GIVEN TASK: Of the lines below, how many hold the string "this"? Give only the number.

ENTRIES PROVIDED:
╔══

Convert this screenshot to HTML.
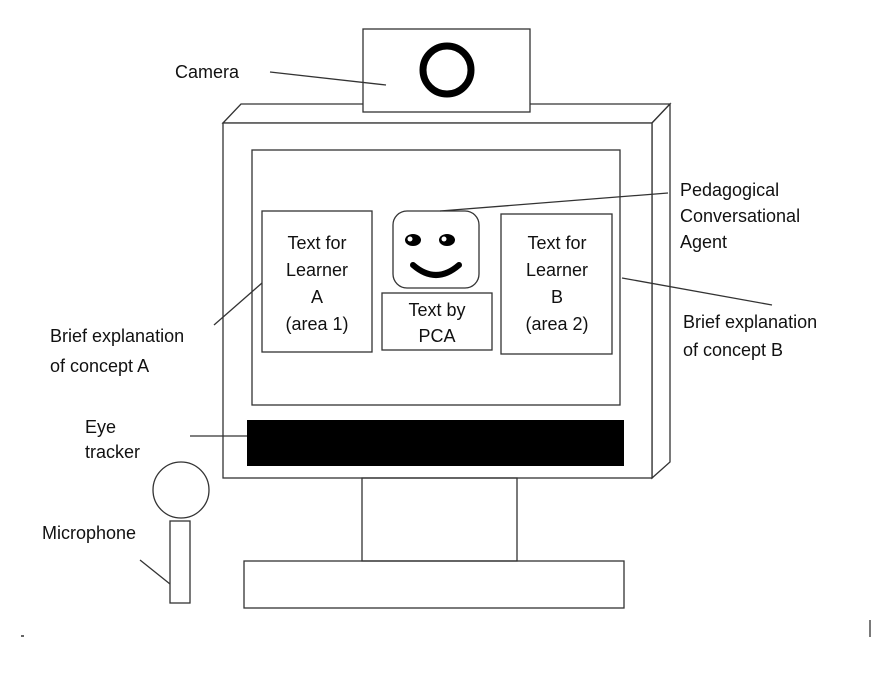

╚══
╔══

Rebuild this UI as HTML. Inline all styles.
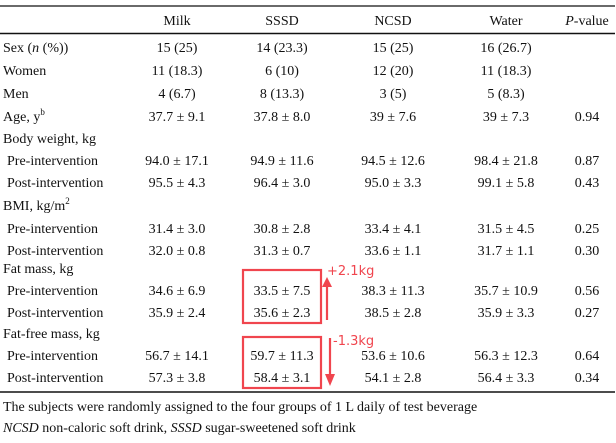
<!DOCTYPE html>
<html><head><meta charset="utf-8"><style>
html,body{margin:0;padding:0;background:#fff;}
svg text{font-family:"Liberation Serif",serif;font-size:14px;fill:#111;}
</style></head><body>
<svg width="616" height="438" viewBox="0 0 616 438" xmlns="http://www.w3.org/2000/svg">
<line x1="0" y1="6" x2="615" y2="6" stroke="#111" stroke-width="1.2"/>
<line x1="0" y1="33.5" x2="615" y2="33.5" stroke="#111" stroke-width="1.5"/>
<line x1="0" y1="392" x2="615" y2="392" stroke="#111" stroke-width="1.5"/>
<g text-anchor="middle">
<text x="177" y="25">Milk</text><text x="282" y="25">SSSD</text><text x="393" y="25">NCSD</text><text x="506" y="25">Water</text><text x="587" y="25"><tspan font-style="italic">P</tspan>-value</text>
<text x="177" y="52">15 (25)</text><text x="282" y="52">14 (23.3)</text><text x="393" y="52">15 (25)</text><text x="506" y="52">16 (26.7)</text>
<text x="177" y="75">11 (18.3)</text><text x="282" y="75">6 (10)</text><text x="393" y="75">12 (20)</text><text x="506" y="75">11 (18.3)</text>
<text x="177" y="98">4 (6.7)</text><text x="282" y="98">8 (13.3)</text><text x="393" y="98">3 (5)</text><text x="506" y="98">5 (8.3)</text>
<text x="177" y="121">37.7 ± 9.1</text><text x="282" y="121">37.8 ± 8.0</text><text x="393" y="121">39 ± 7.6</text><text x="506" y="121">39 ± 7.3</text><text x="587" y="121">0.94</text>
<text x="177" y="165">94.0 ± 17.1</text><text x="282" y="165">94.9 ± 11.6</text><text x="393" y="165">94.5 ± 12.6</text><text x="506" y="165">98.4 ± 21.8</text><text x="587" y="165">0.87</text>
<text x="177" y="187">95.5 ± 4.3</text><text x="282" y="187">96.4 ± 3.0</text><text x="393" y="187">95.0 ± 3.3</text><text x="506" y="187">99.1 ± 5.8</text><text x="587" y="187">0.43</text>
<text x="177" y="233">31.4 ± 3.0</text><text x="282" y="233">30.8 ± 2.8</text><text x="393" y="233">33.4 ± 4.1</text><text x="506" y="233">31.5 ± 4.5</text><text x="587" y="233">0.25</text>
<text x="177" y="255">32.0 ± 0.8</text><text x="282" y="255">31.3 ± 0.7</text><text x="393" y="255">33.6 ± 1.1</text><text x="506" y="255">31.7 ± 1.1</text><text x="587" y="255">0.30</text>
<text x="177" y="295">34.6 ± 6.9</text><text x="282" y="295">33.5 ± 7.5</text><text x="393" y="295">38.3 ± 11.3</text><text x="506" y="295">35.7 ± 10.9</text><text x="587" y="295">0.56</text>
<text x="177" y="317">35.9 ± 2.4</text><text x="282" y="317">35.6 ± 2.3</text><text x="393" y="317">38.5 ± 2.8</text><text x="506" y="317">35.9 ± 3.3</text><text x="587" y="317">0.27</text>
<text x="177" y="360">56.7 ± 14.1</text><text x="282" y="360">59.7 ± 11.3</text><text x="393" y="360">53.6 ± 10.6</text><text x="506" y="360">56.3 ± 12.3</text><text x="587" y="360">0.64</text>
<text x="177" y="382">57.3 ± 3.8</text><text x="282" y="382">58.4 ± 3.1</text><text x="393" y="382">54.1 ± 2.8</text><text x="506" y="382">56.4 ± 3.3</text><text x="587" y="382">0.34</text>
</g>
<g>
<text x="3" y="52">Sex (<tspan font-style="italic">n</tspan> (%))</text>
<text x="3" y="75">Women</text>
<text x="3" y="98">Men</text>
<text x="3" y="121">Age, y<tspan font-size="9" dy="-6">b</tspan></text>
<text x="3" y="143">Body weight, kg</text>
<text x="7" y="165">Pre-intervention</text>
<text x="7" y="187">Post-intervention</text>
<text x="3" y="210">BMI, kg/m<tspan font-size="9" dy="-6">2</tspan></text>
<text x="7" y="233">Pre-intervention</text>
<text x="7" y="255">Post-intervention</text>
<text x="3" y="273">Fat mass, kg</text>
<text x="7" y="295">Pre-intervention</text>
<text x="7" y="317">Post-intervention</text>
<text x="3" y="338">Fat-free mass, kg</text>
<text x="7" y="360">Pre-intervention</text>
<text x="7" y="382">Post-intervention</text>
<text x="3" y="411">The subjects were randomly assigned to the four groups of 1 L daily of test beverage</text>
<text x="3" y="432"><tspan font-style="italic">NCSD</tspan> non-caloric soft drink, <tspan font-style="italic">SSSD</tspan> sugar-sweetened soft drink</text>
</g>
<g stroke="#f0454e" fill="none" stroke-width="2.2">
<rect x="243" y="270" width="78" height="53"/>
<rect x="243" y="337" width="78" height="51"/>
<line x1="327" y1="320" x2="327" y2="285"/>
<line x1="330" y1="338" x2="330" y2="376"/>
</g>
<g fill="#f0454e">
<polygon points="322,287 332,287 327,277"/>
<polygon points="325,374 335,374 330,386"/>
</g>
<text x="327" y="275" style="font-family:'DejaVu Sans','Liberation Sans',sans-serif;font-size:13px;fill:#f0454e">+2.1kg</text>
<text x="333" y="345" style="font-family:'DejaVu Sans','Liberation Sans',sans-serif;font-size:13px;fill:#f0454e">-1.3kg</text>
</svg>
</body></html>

╚══
╔══

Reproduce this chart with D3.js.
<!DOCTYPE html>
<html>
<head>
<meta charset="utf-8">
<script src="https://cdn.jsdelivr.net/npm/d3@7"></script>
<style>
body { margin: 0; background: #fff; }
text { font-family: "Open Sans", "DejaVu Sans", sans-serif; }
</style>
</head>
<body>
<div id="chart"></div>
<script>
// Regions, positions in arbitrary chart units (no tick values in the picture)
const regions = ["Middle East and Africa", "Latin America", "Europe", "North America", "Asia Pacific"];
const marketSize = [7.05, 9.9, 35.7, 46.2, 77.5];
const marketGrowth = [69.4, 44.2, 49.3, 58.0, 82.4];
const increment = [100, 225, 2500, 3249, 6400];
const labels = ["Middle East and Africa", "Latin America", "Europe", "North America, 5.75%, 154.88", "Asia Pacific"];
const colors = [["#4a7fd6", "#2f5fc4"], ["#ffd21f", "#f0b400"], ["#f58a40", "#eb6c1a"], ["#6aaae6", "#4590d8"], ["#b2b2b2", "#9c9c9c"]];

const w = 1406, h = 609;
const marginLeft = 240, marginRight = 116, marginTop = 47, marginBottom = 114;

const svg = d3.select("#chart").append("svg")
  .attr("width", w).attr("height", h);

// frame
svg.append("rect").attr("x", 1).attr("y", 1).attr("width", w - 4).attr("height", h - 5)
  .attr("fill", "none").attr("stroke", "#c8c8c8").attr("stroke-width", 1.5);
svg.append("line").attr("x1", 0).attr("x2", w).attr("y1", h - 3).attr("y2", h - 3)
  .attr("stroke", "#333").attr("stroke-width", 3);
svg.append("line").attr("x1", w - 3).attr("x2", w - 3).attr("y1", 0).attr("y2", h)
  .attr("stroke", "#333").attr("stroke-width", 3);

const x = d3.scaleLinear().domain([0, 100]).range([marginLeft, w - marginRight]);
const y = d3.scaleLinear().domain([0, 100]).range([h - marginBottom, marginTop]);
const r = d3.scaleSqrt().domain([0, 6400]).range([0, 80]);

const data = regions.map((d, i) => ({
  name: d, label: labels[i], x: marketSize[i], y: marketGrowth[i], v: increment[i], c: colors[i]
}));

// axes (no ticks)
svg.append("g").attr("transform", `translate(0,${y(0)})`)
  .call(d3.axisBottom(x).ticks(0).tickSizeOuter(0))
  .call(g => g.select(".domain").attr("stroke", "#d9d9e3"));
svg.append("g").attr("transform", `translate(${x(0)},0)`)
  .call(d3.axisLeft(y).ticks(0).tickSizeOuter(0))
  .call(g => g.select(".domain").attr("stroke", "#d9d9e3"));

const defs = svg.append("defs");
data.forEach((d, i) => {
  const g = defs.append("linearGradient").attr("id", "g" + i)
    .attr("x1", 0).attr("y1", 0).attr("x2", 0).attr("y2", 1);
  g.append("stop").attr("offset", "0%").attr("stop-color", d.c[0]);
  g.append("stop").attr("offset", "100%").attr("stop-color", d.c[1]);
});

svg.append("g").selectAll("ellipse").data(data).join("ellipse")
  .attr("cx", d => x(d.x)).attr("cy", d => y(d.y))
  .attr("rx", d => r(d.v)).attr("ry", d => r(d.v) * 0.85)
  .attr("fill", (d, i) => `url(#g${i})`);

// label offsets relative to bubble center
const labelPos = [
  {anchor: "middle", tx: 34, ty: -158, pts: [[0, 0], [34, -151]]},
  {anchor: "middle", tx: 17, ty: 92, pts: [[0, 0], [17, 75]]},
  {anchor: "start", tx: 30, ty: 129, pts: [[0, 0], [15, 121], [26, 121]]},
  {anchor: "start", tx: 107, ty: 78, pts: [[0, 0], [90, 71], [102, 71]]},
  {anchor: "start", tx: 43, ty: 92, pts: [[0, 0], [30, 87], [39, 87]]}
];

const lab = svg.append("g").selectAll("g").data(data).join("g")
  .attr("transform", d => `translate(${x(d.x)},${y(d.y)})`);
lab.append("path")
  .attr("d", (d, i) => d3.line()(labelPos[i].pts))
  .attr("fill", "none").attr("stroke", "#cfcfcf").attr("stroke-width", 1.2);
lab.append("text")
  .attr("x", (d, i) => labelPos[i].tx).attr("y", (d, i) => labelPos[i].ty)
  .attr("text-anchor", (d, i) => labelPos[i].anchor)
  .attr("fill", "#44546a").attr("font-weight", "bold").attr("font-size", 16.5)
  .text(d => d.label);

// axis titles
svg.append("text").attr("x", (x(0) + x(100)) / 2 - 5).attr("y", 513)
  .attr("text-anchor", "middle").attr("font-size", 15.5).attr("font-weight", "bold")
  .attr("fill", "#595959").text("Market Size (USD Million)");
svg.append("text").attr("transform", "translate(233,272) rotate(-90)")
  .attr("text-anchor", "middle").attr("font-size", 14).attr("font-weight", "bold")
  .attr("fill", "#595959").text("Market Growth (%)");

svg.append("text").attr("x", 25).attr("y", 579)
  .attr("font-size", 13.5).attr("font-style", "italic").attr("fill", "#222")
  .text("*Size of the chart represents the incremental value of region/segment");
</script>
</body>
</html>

╚══

TASK RESULT: 3